The situation in the Tapajós region is on a different scale. Instead of scattered secluded camps, there is more heavy equipment, which is harder to hide and easier to destroy. Heavily armed narco-traffickers are believed to have less of a presence, so the risks of armed resistance is lower. But many of the nearby municipalities – Itaituba, Jacareacanga and Novo Progresso – have illicitly issued mining licences and witnessed violence in the past against Ibama agents. The agents involved in the latest operation have to be careful to avoid revenge attacks.

An Ibama agent observes a blaze at a camp
An Ibama agent observes a blaze at a camp. Photograph: Richard Ladkani/Malaika Pictures

A war of sorts is under way between two visions of the Amazon. On one side is a coalition of global markets, the military and local politicians, miners and ranchers who see the forest as a resource to be exploited for the greatest profit possible. On the other is a coalition of traditional forest communities, environmentalists and scientists who warn that the forest, which is one of the world’s most important climate regulators, is degrading close to the point of no return as a result of forest clearance and river contamination. In between is the Brazilian state, which has become a political battleground for these two conflicting outlooks. This has resulted in a to and fro of sharply contradictory policies in recent years, often in tandem with the health of Brazil’s democracy.

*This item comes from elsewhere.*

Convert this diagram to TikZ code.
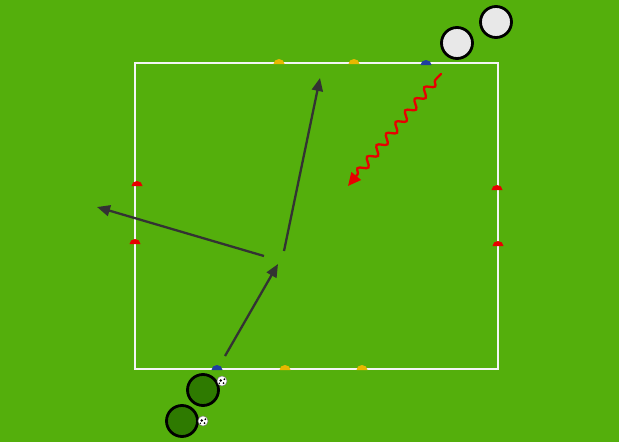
\documentclass[tikz,border=0pt]{standalone}
\usetikzlibrary{arrows.meta,decorations.pathmorphing}
\definecolor{pitch}{HTML}{54AF0C}
\definecolor{coneY}{HTML}{E8B800}
\definecolor{coneB}{HTML}{1F3FA0}
\definecolor{coneR}{HTML}{E80000}
\definecolor{teamG}{HTML}{2E7A00}
\definecolor{teamW}{HTML}{E8E8E8}
\definecolor{runC}{HTML}{333333}
\tikzset{
  playerW/.style={circle,draw=black,line width=2.8pt,fill=teamW,minimum size=31pt,inner sep=0pt},
  playerG/.style={circle,draw=black,line width=2.8pt,fill=teamG,minimum size=31pt,inner sep=0pt},
  ballnode/.style={circle,draw=gray,line width=0.5pt,fill=white,minimum size=10pt,inner sep=0pt},
  runarrow/.style={draw=runC,line width=2.3pt,-{Triangle[length=13pt,width=11pt]}},
  dribble/.style={draw=coneR,line width=2.3pt,-{Triangle[length=13pt,width=12pt]},
    decorate,decoration={snake,amplitude=4pt,segment length=15pt,pre length=3pt,post length=10pt}},
}
\newcommand{\conemark}[3]{\fill[#3] (#1-5.5,#2+2) arc[start angle=180,end angle=360,x radius=5.5,y radius=5] -- cycle;}
\begin{document}
\begin{tikzpicture}[x=1pt,y=-1pt]
\fill[pitch] (0,0) rectangle (619,442);
\useasboundingbox (0,0) rectangle (619,442);
% field
\draw[white!92!gray,line width=2pt] (135,63) rectangle (498,369);
% cones
\conemark{279}{62}{coneY}
\conemark{354}{62}{coneY}
\conemark{426}{63}{coneB}
\conemark{217}{368}{coneB}
\conemark{285}{368}{coneY}
\conemark{362}{368}{coneY}
\conemark{137}{184}{coneR}
\conemark{135}{242}{coneR}
\conemark{497}{188}{coneR}
\conemark{498}{244}{coneR}
% players
\node[playerW] (w1) at (457,43) {};
\node[playerW] (w2) at (496,22) {};
\node[playerG] (g1) at (203,390) {};
\node[playerG] (g2) at (182,421) {};
% balls
\node[ballnode] (b1) at (222,381) {};
\node[ballnode] (b2) at (203,421) {};
\foreach \b in {b1,b2}{
  \fill[black] (\b) ++(-1.2,-0.5) circle (1.4pt);
  \fill[black] (\b) ++(2.3,-1.8) circle (1pt);
  \fill[black] (\b) ++(1.5,2.2) circle (1pt);
  \fill[black] (\b) ++(-2.6,2.2) circle (0.8pt);
}
% run coordinates
\coordinate (r1s) at (225,356);
\coordinate (r1e) at (278,264);
\coordinate (r2s) at (284,251);
\coordinate (r2e) at (320,78);
\coordinate (r3s) at (264,256);
\coordinate (r3e) at (97,207);
\coordinate (d0) at (441,74);
\coordinate (d1s) at (437,78);
\coordinate (d1e) at (348,186);
\draw[runarrow] (r1s) -- (r1e);
\draw[runarrow] (r2s) -- (r2e);
\draw[runarrow] (r3s) -- (r3e);
\draw[coneR,line width=2.3pt,line cap=round] (d0) -- (d1s);
\draw[dribble] (d1s) -- (d1e);
\end{tikzpicture}
\end{document}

The problem dates back several decades. In the 1970s and 80s, mining was encouraged by the military dictatorship, leading to an invasion of tens of thousands of garimpeiros into Indigenous land, bringing disease and violence. In the 90s and 00s, they were largely driven out as the Brazilian state demarcated more Indigenous territories and conservation areas. Over the past decade, they have returned under successive presidents who put more focus on the economy than the environment, culminating in the ultra-right president Jair Bolsonaro, who tore up restrictions and ran down protections, leading to a fresh tsunami of land invasions, fires, mines and forest clearance.

Operation Xapiri – named for the Yanomami people’s forest guardian spirits that refresh the land, cure the body and prevent epidemics – aims to reverse the tide. It has been timed to mark the anniversary of the notorious “dia do fogo” (day of fire), a nadir of the Bolsonarist era when land grabbers were so emboldened by the weakening of federal protections that they coordinated a mass burn-off of the rainforest.

The latest operation aims to declare that the state is back. As well as Ibama and ICMBio, the action involves federal police, transport police and other government bodies. The army has provided a base but no personnel or other logistical assistance – a far weaker level of support than in the past, reflecting the Bolsonarist pro-garimpeiro sentiment of many senior officers.

In the coming days and weeks, Operation Xapiri aims to destroy the remaining mining camps in the Tapajós region and set up permanent Ibama bases to prevent the miners from returning and to protect local opponents of the mines.

An aircraft is set alight on an airstrip
An aircraft is set alight on an airstrip. Photograph: Richard Ladkani/Malaika Pictures

“The bases are fundamental to ensure this is not just a temporary change. We can’t control the region without them,” Loss said. “In these four years of Bolsonaro, criminal miners have advanced a long way into the forest and made it more difficult for us. They are in very isolated areas of the Amazon now so we need permanent bases to counter that.”

After Operation Xapiri, the authorities will turn their attention to other areas, such as the huge illegal mines in Kayapo territory. In the longer term, the Brazilian government also needs financial support from other nations so that it can provide alternative ways of life for the miners, many of whom are from poor families or co-opted Indigenous people who work in almost slave-like conditions.

At the Amazon summit in Belém last week, Brazil’s environment minister, Marina Silva, said other jobs had to be provided, but she said this “should not detract from the primary problem which was that these land invasions were illegal”.